CAMBY, Ind. -- Records show that for one woman who relies on a state-funded system to get her to the doctor, finding a ride has continued to prove difficult for the people contracted to schedule her trips.
Patricia Hayse keeps detailed notes about all of her doctor's appointments, especially when her ride doesn't show up.
"They’ll set you up for a ride and you wait and wait and wait. It (doesn't) come," Hayse said.
CBS4 Problem Solvers first spoke to Hayse last December, when she and other Medicaid patients described difficulty getting rides scheduled through Southeastrans, a state contractor that began a four-year, $128 million deal with Indiana in the summer of 2018.
After that report, Hayse said a Southeastrans manager helped get her rides scheduled. This fall, though, that manager no longer worked at the company and Hayse began having trouble again.
"With all the appointments I’ve had this month and no show, it’s not good at all," Hayse said.
State records show that in October and November, Southeastrans only got Hayse to the doctor once out of five requests. In three cases, internal notes show that the company could not find a ride for Hayse. In another case, the provider who was supposed to pick Hayse up didn't get there.
"They told me that the vehicle broke down," Hayse said.
Indiana's Family and Social Services Administration, or FSSA, hired Southeastrans, a Georgia-based company, to centralize scheduling of Medicaid non-emergency transportation. Prior to the deal, Medicaid patients could schedule directly through a provider. FSSA Secretary Jennifer Sullivan told CBS4 Problem Solvers in June that the state and Southeastrans have been working to keep up with a 350% spike in demand for rides since they alerted Medicaid patients to the benefit.
Hayse was already getting rides from CICOA Aging and In-Home Solutions before Southeastrans took over. Records show that the non-profit is still one of the providers picking her up most often, but she has also been transported by at least four other companies in 2019.
CICOA interim CEO Mary Durell said Hayse is not the only client having trouble. According to Durell, CICOA's number of Medicaid rides dropped by 50% after Southeastrans took over, and many clients have opted to pay a $5 per ride fee to CICOA rather than schedule through Southeastrans.
"We would like to see our numbers go up, but first and foremost we want to see the clients be able to get served and get where they need to be," Durell said.
Durell said that problems typically arise when Southeastrans attempts to schedule a ride with 48 hours notice. As a workaround, her team is asking CICOA clients to schedule their rides with Southeastrans as far in advance as possible, and contact CICOA separately to get the ride on their books. According to Durell, CICOA has room for more rides if they are scheduled early enough.
"We absolutely have the capacity to do some more. I have a fleet of about 18 vehicles with two more coming, so our plan is in the next year or so to be up to 24 in our fleet," Durell said.
FSSA spokesperson Jim Gavin told CBS4 Problem Solvers that the state's numbers for CICOA do not show a 50% drop in rides. In an email, he also said that Hayse's problems could be due to her living in Morgan County, where providers are less available.

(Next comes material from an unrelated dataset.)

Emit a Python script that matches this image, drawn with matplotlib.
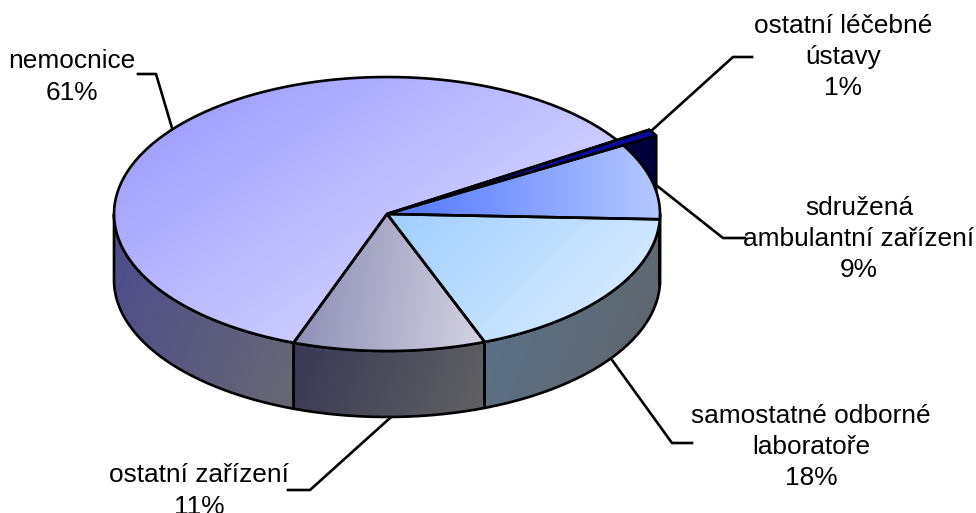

"Southeastrans continues to add CICOA to members’ preferred provider list but if the provider’s declared capacity is filled for a particular day, Southeastrans must move to the next available provider. Southeastrans has regular conversations with providers and adjusts capacity often due to a variety of reasons. Southeastrans provider relations will be reaching out to CICOA to discuss their capacity and any necessary adjustments," Gavin said.
Gavin said that Hayse and other clients can have a family member or friend take them to appointments and get a gas reimbursement, or they can take public transportation, if available, for free.

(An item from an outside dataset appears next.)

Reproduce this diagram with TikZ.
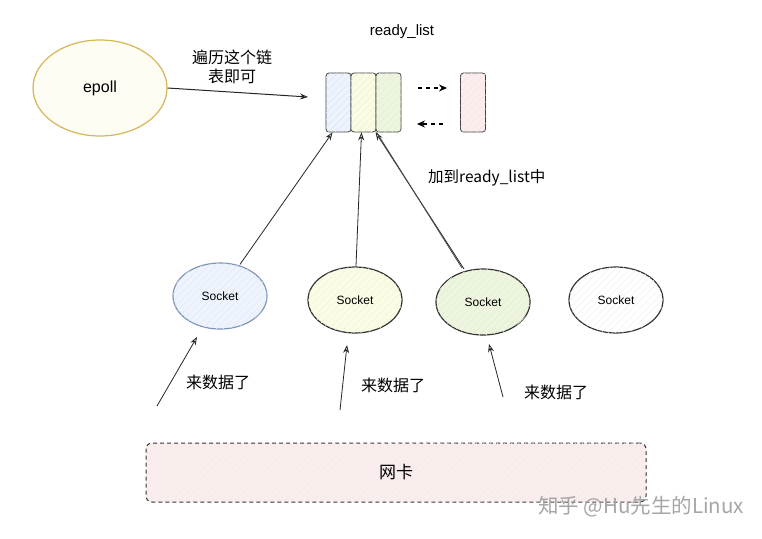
\documentclass[tikz,border=0pt]{standalone}
\usepackage{fontspec}
\setmainfont{Liberation Sans}
\newfontfamily\cjk{Noto Sans CJK SC}
\usetikzlibrary{patterns.meta,arrows.meta,shapes.geometric}
\definecolor{fblue}{HTML}{EEF4FB}
\definecolor{fyellow}{HTML}{FBFCE6}
\definecolor{fgreen}{HTML}{EEF5DF}
\definecolor{fpink}{HTML}{F9EEEE}
\definecolor{epollfill}{HTML}{FEFDF3}
\definecolor{epolldraw}{HTML}{D6B656}
\definecolor{sockblue}{HTML}{7F95B5}
\tikzset{
  hatch/.style={postaction={pattern={Lines[angle=45,distance=5pt,line width=0.5pt]},pattern color=#1}},
  cell/.style={draw=black!75,line width=0.8pt,rounded corners=3pt,minimum width=25pt,minimum height=59pt,inner sep=0pt},
  sock/.style={ellipse,draw=black!80,line width=1.2pt,minimum width=94pt,minimum height=66pt,inner sep=0pt,font=\fontsize{12}{14}\selectfont},
  lbl/.style={font=\cjk\fontsize{16}{19}\selectfont,align=center,inner sep=0pt},
  arr/.style={-{Stealth[open,length=8pt,width=6pt]},line width=0.8pt,black!85},
  link/.style={line width=0.9pt,black!85},
}
\begin{document}
\begin{tikzpicture}[x=1pt,y=-1pt]
\useasboundingbox (0,0) rectangle (762,538);
\fill[white] (0,0) rectangle (762,538);
% epoll
\node[ellipse,draw=epolldraw,fill=epollfill,line width=1.2pt,minimum width=134pt,minimum height=96pt,font=\fontsize{16}{19}\selectfont] (epoll) at (100,88) {epoll};
% ready list
\node[font=\fontsize{15}{18}\selectfont] (rl) at (402,32) {ready\_list};
\node[cell,fill=fblue,hatch=blue!12] (c1) at (338.5,102.5) {};
\node[cell,fill=fyellow,hatch=yellow!20!olive!15] (c2) at (363.5,102.5) {};
\node[cell,fill=fgreen,hatch=green!30!olive!18] (c3) at (388.5,102.5) {};
\node[cell,fill=fpink,hatch=red!12] (c4) at (473,102.5) {};
\coordinate (d1a) at (418,88);
\coordinate (d1b) at (447,88);
\coordinate (d2a) at (443,124);
\coordinate (d2b) at (417,124);
\draw[dashed,line width=1.2pt,dash pattern=on 4pt off 4pt,-{Stealth[open,length=8pt,width=7pt]}] (d1a) -- (d1b);
\draw[dashed,line width=1.2pt,dash pattern=on 4pt off 4pt,-{Stealth[open,length=8pt,width=7pt]}] (d2a) -- (d2b);
% epoll arrow
\coordinate (ea) at (308,97);
\draw[arr,line width=1pt] (epoll.east) -- (ea);
\node[lbl] (tl) at (232,67) {遍历这个链\\表即可};
% sockets
\node[sock,draw=sockblue,fill=fblue,hatch=blue!10] (s1) at (220,296) {Socket};
\node[sock,fill=fyellow,hatch=yellow!20!olive!12] (s2) at (355,300) {Socket};
\node[sock,fill=fgreen,hatch=green!30!olive!18] (s3) at (483,302) {Socket};
\node[sock,fill=white,hatch=black!6] (s4) at (616,300) {Socket};
% links to list
\draw[arr] (s1.north) ++(20,2) coordinate (s1t) -- ([xshift=-6pt]c1.south);
\draw[arr] (356,266) coordinate (s2t) -- ([xshift=-2pt]c2.south);
\draw[arr] (464,269) coordinate (s3t) -- (c3.south west);
\draw[link,black!70] (462,268) -- ([xshift=1pt]c3.south west);
\node[font=\cjk\fontsize{15.5}{18}\selectfont,anchor=west,inner sep=0pt] (add) at (428,178) {加到ready\_list中};
% bottom arrows
\coordinate (b1) at (157,406);
\coordinate (b1t) at (197,337);
\coordinate (b2) at (340,410);
\coordinate (b2t) at (347,345);
\coordinate (b3) at (503,397);
\coordinate (b3t) at (489,344);
\draw[arr] (b1) -- (b1t);
\draw[arr] (b2) -- (b2t);
\draw[arr] (b3) -- (b3t);
\node[lbl] (l1) at (218,382) {来数据了};
\node[lbl] (l2) at (393,385) {来数据了};
\node[lbl] (l3) at (556,392) {来数据了};
% NIC
\node[draw=black!80,dashed,dash pattern=on 4pt off 3pt,line width=1pt,rounded corners=6pt,fill=fpink,hatch=red!10,minimum width=500pt,minimum height=59pt,font=\cjk\fontsize{17}{20}\selectfont] (nic) at (396,472.5) {网卡};
% watermark
\node[font=\cjk\fontsize{20.5}{24}\selectfont,text=black!35,anchor=west,inner sep=0pt] (wm) at (538,507) {知乎 @Hu先生的Linux};
\end{tikzpicture}
\end{document}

Durell said she hoped to work with the state to get more clients back on track. She suggested handing out educational materials or small cards to clients that could help them navigate the Southeastrans system, which can add an extra step they are not used to taking to get a ride.
"Our main priority is trying to get someone to the services and where they need to be, but then I’m looking at a loss on the other end because we’re not able to use the system the way it should be," Durell said.